Intent to Hinder, Delay, or Defraud
The court emphasized the necessity of proving Watman's intent to hinder, delay, or defraud his creditors, which is a critical criterion for denying a discharge under § 727(a)(2)(A). The court noted that while direct evidence of fraudulent intent is rare, circumstantial evidence could sufficiently establish intent based on the overall circumstances surrounding the transfers. Several factors were evaluated, such as the insider relationship between Watman and Childrens Dental, the retention of possession of transferred assets, and the lack of adequate consideration for the transfers. The court concluded that most of the objective indicia pointed towards Watman's intent to defraud. Despite Watman’s claims to the contrary, the bankruptcy court found that the evidence overwhelmingly supported the conclusion that Watman acted with fraudulent intent, especially given that he transferred essentially all of Childrens Dental’s business assets to the new entity he controlled. Thus, the court affirmed that the bankruptcy court's determination regarding Watman's intent was not clearly erroneous.
Harm to Creditors
The court also addressed the issue of whether Watman's actions harmed the creditors of Childrens Dental, which is another factor in assessing fraudulent intent. Watman contended that his use of the assets did not harm the creditors since the bankruptcy court had previously stated that the remaining tangible assets held inconsequential value. However, the court clarified that the bankruptcy court did not imply that all assets were inconsequential; rather, it noted that the assets left for liquidation after the transfers indeed had little value. The court found that the loss of valuable intangible assets, such as the goodwill of Childrens Dental, supported the conclusion that Watman's actions caused harm to the creditors. The overall evidence showed that the transfers deprived the creditors of valuable assets that could have been used to satisfy their claims, reinforcing the bankruptcy court's finding of harm. Therefore, the court affirmed the bankruptcy court's conclusion regarding the detrimental impact of Watman's transfers on the creditors' interests.

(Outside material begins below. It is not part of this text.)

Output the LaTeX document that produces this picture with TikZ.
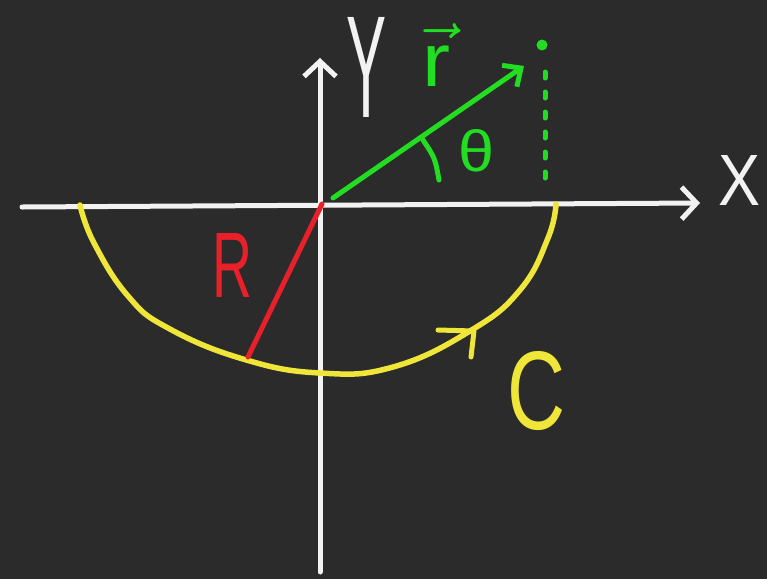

Scope of Inquiry on Remand
The court evaluated Watman's argument that the bankruptcy court improperly expanded its inquiry beyond the First Circuit's mandate during remand. The court explained that the law of the case doctrine dictates that trial courts must adhere to the determinations made by appellate courts on remand. In this case, the First Circuit had previously identified ambiguities in the bankruptcy court’s analysis and directed it to provide clearer findings regarding fraudulent intent. The court concluded that the bankruptcy court's reexamination of its findings on remand was appropriate and aligned with the First Circuit's directive. This reexamination included a thorough assessment of the evidence and credibility of witnesses, which was essential for establishing the intent to hinder, delay, or defraud. Consequently, the court found no violation of the law of the case doctrine, affirming that the bankruptcy court acted within the scope of its authority on remand.
Reversal of Factual Findings Without Additional Evidence
Watman further argued that the bankruptcy court erred by reaching different factual conclusions on remand without hearing new evidence. The court clarified that trial courts have the discretion to correct previous findings if they identify errors, even if the same evidence is considered. The First Circuit's remand specifically directed the bankruptcy court to address incomplete analyses and inconsistencies in its prior findings. Given this context, the court determined that the bankruptcy court was justified in revisiting its conclusions regarding Watman's intent and the circumstances surrounding the transfers. The court stressed that the bankruptcy court's reassessment was consistent with the appellate court's instructions and did not constitute an overreach of authority. Therefore, the court affirmed the bankruptcy court's ability to adjust its findings based on its reevaluation of the evidence presented.